### YOUR GOAL
Answer with a single number, the count of lines holding the word "image".

### DATA SUPPLIED

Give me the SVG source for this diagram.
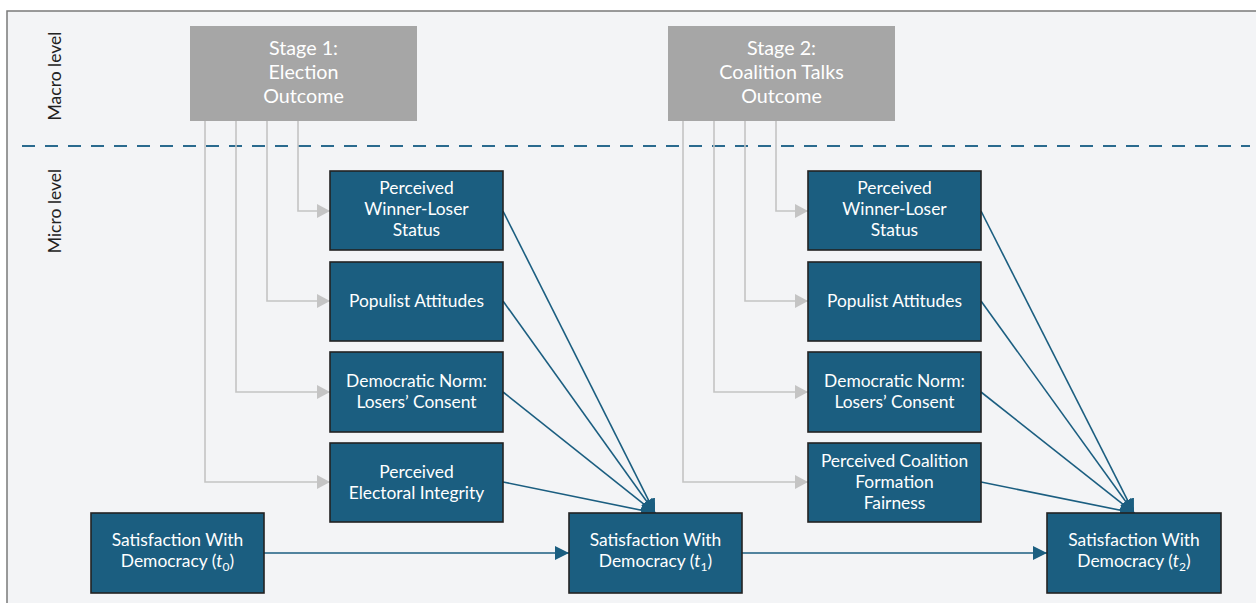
<svg xmlns="http://www.w3.org/2000/svg" width="1256" height="603" viewBox="0 0 1256 603">
  <style>
    .frame { fill: #f3f4f6; stroke: #7a7a7a; stroke-width: 1.5; }
    .stage rect { fill: #a6a6a6; }
    .stage text { fill: #ffffff; font-family: Lato, "Liberation Sans", sans-serif; font-size: 19.7px; text-anchor: middle; }
    .node rect { fill: #1b5e80; stroke: #222222; stroke-width: 1.6; }
    .node text { fill: #ffffff; font-family: Lato, "Liberation Sans", sans-serif; font-size: 17.4px; text-anchor: middle; }
    .level { fill: #222222; font-family: Lato, "Liberation Sans", sans-serif; font-size: 17.5px; text-anchor: middle; }
    .divider { stroke: #2a6a8e; stroke-width: 2; stroke-dasharray: 13 10; fill: none; }
    .grey { stroke: #c4c4c4; stroke-width: 1.6; fill: none; marker-end: url(#arrGrey); }
    .blue { stroke: #1b5e80; stroke-width: 1.6; fill: none; marker-end: url(#arrBlue); }
    .sub { font-size: 12px; }
  </style>
  <defs>
    <marker id="arrGrey" markerUnits="userSpaceOnUse" markerWidth="14" markerHeight="14" refX="13" refY="7" orient="auto">
      <path d="M0,0 L13,7 L0,14 z" fill="#c4c4c4"/>
    </marker>
    <marker id="arrBlue" markerUnits="userSpaceOnUse" markerWidth="15" markerHeight="14" refX="14" refY="7" orient="auto">
      <path d="M0,0 L14,7 L0,14 z" fill="#1b5e80"/>
    </marker>
  </defs>

  <!-- background panel -->
  <rect x="0" y="0" width="1256" height="603" fill="#ffffff"/>
  <path class="frame" d="M1260,11 L7,11 L7,610 L1260,610 Z"/>

  <!-- level labels and divider -->
  <text class="level" transform="translate(61,76) rotate(-90)">Macro level</text>
  <text class="level" transform="translate(61,211) rotate(-90)">Micro level</text>
  <line class="divider" x1="22" y1="146" x2="1250" y2="146"/>

  <!-- connectors -->
  <g id="connectors">
    <path class="grey" d="M298,121 V211 H330"/>
    <path class="grey" d="M267,121 V301 H330"/>
    <path class="grey" d="M236,121 V392 H330"/>
    <path class="grey" d="M205,121 V482 H330"/>
    <path class="grey" d="M776,121 V211 H808"/>
    <path class="grey" d="M745,121 V301 H808"/>
    <path class="grey" d="M714,121 V392 H808"/>
    <path class="grey" d="M683,121 V482 H808"/>

    <path class="blue" d="M503,211 L655,513"/>
    <path class="blue" d="M503,301 L655,513"/>
    <path class="blue" d="M503,392 L655,513"/>
    <path class="blue" d="M503,482 L655,513"/>
    <path class="blue" d="M981,211 L1134,513"/>
    <path class="blue" d="M981,301 L1134,513"/>
    <path class="blue" d="M981,392 L1134,513"/>
    <path class="blue" d="M981,482 L1134,513"/>

    <path class="blue" d="M264,553 H569"/>
    <path class="blue" d="M742,553 H1047"/>
  </g>

  <!-- macro-level stages -->
  <g id="stage1" class="stage">
    <rect x="190" y="26" width="227" height="95"/>
    <text x="303.5" y="55">Stage 1:</text>
    <text x="303.5" y="79">Election</text>
    <text x="303.5" y="103">Outcome</text>
  </g>
  <g id="stage2" class="stage">
    <rect x="668" y="26" width="227" height="95"/>
    <text x="781.5" y="55">Stage 2:</text>
    <text x="781.5" y="79">Coalition Talks</text>
    <text x="781.5" y="103">Outcome</text>
  </g>

  <!-- stage 1 mediators -->
  <g id="winnerLoser1" class="node">
    <rect x="330" y="171" width="173" height="79"/>
    <text x="416.5" y="194">Perceived</text>
    <text x="416.5" y="215">Winner-Loser</text>
    <text x="416.5" y="236">Status</text>
  </g>
  <g id="populist1" class="node">
    <rect x="330" y="262" width="173" height="79"/>
    <text x="416.5" y="307">Populist Attitudes</text>
  </g>
  <g id="norm1" class="node">
    <rect x="330" y="352" width="173" height="80"/>
    <text x="416.5" y="387">Democratic Norm:</text>
    <text x="416.5" y="408">Losers’ Consent</text>
  </g>
  <g id="integrity1" class="node">
    <rect x="330" y="443" width="173" height="79"/>
    <text x="416.5" y="478">Perceived</text>
    <text x="416.5" y="499">Electoral Integrity</text>
  </g>

  <!-- stage 2 mediators -->
  <g id="winnerLoser2" class="node">
    <rect x="808" y="171" width="173" height="79"/>
    <text x="894.5" y="194">Perceived</text>
    <text x="894.5" y="215">Winner-Loser</text>
    <text x="894.5" y="236">Status</text>
  </g>
  <g id="populist2" class="node">
    <rect x="808" y="262" width="173" height="79"/>
    <text x="894.5" y="307">Populist Attitudes</text>
  </g>
  <g id="norm2" class="node">
    <rect x="808" y="352" width="173" height="80"/>
    <text x="894.5" y="387">Democratic Norm:</text>
    <text x="894.5" y="408">Losers’ Consent</text>
  </g>
  <g id="fairness2" class="node">
    <rect x="808" y="443" width="173" height="79"/>
    <text x="894.5" y="467">Perceived Coalition</text>
    <text x="894.5" y="488">Formation</text>
    <text x="894.5" y="509">Fairness</text>
  </g>

  <!-- satisfaction with democracy over time -->
  <g id="swd0" class="node">
    <rect x="91" y="513" width="173" height="80"/>
    <text x="177.5" y="546">Satisfaction With</text>
    <text x="177.5" y="567">Democracy (<tspan font-style="italic">t</tspan><tspan class="sub" dy="4">0</tspan><tspan dy="-4">)</tspan></text>
  </g>
  <g id="swd1" class="node">
    <rect x="569" y="513" width="173" height="80"/>
    <text x="655.5" y="546">Satisfaction With</text>
    <text x="655.5" y="567">Democracy (<tspan font-style="italic">t</tspan><tspan class="sub" dy="4">1</tspan><tspan dy="-4">)</tspan></text>
  </g>
  <g id="swd2" class="node">
    <rect x="1047" y="513" width="174" height="80"/>
    <text x="1134" y="546">Satisfaction With</text>
    <text x="1134" y="567">Democracy (<tspan font-style="italic">t</tspan><tspan class="sub" dy="4">2</tspan><tspan dy="-4">)</tspan></text>
  </g>
</svg>
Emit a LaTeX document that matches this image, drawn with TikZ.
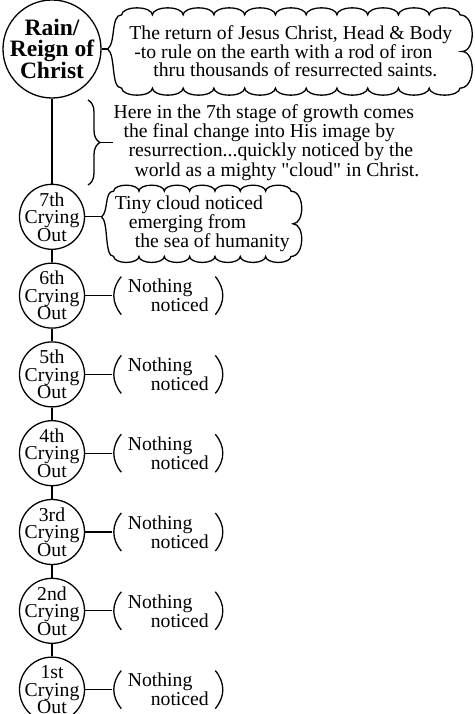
\documentclass[tikz,border=0pt]{standalone}
\usepackage{fontspec}
\setmainfont{Liberation Serif}
\usetikzlibrary{positioning, decorations.pathreplacing}

% scalloped cloud round a text node: node, bumps, side inset, bump height, node the tip points at
\newcommand{\cloudframe}[5]{%
  \pgfpointanchor{#1}{north west}\pgfgetlastxy{\cxa}{\cya}%
  \pgfpointanchor{#1}{south east}\pgfgetlastxy{\cxb}{\cyb}%
  \pgfpointanchor{#5}{center}\pgfgetlastxy{\ctx}{\cty}%
  \pgfmathsetmacro{\cxa}{\cxa}\pgfmathsetmacro{\cya}{\cya-#4}%
  \pgfmathsetmacro{\cxb}{\cxb}\pgfmathsetmacro{\cyb}{\cyb+#4}%
  \pgfmathsetmacro{\cty}{\cty}%
  \pgfmathsetmacro{\cym}{(\cya+\cyb)/2}%
  \pgfmathsetmacro{\cw}{(\cxb-\cxa-2*#3)/#2}%
  \draw[cloudline] (\cxa+#3,\cya)
    \foreach \i in {1,...,#2} {arc[start angle=180, end angle=0, x radius=\cw/2, y radius=#4]}
    .. controls (\cxb+2,\cya) and (\cxb+2,\cym) .. (\cxb-#3+2,\cym)
    .. controls (\cxb+2,\cym) and (\cxb+2,\cyb) .. (\cxb-#3,\cyb)
    \foreach \i in {1,...,#2} {arc[start angle=0, end angle=-180, x radius=\cw/2, y radius=#4]}
    .. controls (\cxa+0.2*#3,\cyb) and (\cxa+0.6*#3,\cty-6) .. (\cxa,\cty)
    .. controls (\cxa+0.6*#3,\cty+6) and (\cxa+0.2*#3,\cya) .. cycle;
}

\begin{document}
\begin{tikzpicture}[
  x=1pt, y=1pt, line width=1.3pt,
  reign/.style={circle, draw, minimum size=98pt, inner sep=-3.5pt, align=center, font=\bfseries\fontsize{23.5}{21}\selectfont},
  crying/.style={circle, draw, minimum size=65pt, inner sep=-4.6pt, align=center, font=\fontsize{19.7}{17.5}\selectfont},
  cloudtext/.style={inner sep=0pt, align=left, font=\fontsize{19.7}{18}\selectfont},
  note/.style={inner sep=0pt, align=left, font=\fontsize{19.7}{19.3}\selectfont},
  nothing/.style={inner sep=0pt, minimum width=112pt, minimum height=40pt, align=left, font=\fontsize{19.7}{17}\selectfont,
    path picture={
      \draw[line width=1.3pt] ([xshift=9pt,yshift=-1pt]path picture bounding box.north west) .. controls +(-10,-12) and +(-10,12) .. ([xshift=9pt,yshift=1pt]path picture bounding box.south west);
      \draw[line width=1.3pt] ([xshift=-9pt,yshift=-1pt]path picture bounding box.north east) .. controls +(10,-12) and +(10,12) .. ([xshift=-9pt,yshift=1pt]path picture bounding box.south east);
    }},
  cloudline/.style={line width=1.3pt},
  bracket/.style={decorate, decoration={brace, amplitude=12pt}}
]
  \useasboundingbox (0,0) rectangle (474,-714);

  \node[reign] (rain) at (52,-49) {Rain/\\Reign of\\Christ};
  \node[cloudtext, minimum width=365pt, minimum height=86pt, right=6pt of rain, yshift=-2.5pt] (ret)
    {The return of Jesus Christ, Head \& Body\\\hspace*{5pt}-to rule on the earth with a rod of iron\\\hspace*{24pt}thru thousands of resurrected saints.};

  \coordinate (bracetop) at (88,-100);
  \coordinate (bracebot) at (88,-185);
  \coordinate (bracetip) at (100,-142.5);
  \node[note, anchor=west] (growth) at (113,-142.5)
    {Here in the 7th stage of growth comes\\\hspace*{10pt}the final change into His image by\\\hspace*{15pt}resurrection...quickly noticed by the\\\hspace*{21pt}world as a mighty \textquotedbl cloud\textquotedbl{} in Christ.};

  \node[crying, below=85pt of rain] (s7) {7th\\Crying\\Out};
  \node[cloudtext, minimum width=200pt, minimum height=76pt, right=16.5pt of s7, yshift=-7pt] (tiny)
    {Tiny cloud noticed\\\hspace*{14pt}emerging from\\\hspace*{20pt}the sea of humanity};

  \node[crying, below=12.5pt of s7] (s6) {6th\\Crying\\Out};
  \node[crying, below=12.5pt of s6] (s5) {5th\\Crying\\Out};
  \node[crying, below=12.5pt of s5] (s4) {4th\\Crying\\Out};
  \node[crying, below=12.5pt of s4] (s3) {3rd\\Crying\\Out};
  \node[crying, below=12.5pt of s3] (s2) {2nd\\Crying\\Out};
  \node[crying, below=12.5pt of s2] (s1) {1st\\Crying\\Out};

  \node[nothing, right=26.5pt of s6] (n6) {Nothing\\\hspace*{23pt}noticed};
  \node[nothing, right=26.5pt of s5] (n5) {Nothing\\\hspace*{23pt}noticed};
  \node[nothing, right=26.5pt of s4] (n4) {Nothing\\\hspace*{23pt}noticed};
  \node[nothing, right=26.5pt of s3] (n3) {Nothing\\\hspace*{23pt}noticed};
  \node[nothing, right=26.5pt of s2] (n2) {Nothing\\\hspace*{23pt}noticed};
  \node[nothing, right=26.5pt of s1] (n1) {Nothing\\\hspace*{23pt}noticed};

  % spine
  \draw (rain) -- (s7);
  \draw (s7) -- (s6);
  \draw (s6) -- (s5);
  \draw (s5) -- (s4);
  \draw (s4) -- (s3);
  \draw (s3) -- (s2);
  \draw (s2) -- (s1);

  % side links
  \draw (rain.east) -- (rain.east -| ret.west);
  \draw (s7.east) -- (s7.east -| tiny.west);
  \draw (s6) -- (n6);
  \draw (s5) -- (n5);
  \draw (s4) -- (n4);
  \draw (s3) -- (n3);
  \draw (s2) -- (n2);
  \draw (s1) -- (n1);

  \draw[bracket] (bracetop) -- (bracebot);
  \draw (bracetip) -- (growth);

  \cloudframe{ret}{11}{14}{7}{rain}
  \cloudframe{tiny}{7}{12}{6}{s7}
\end{tikzpicture}
\end{document}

### RESULT
2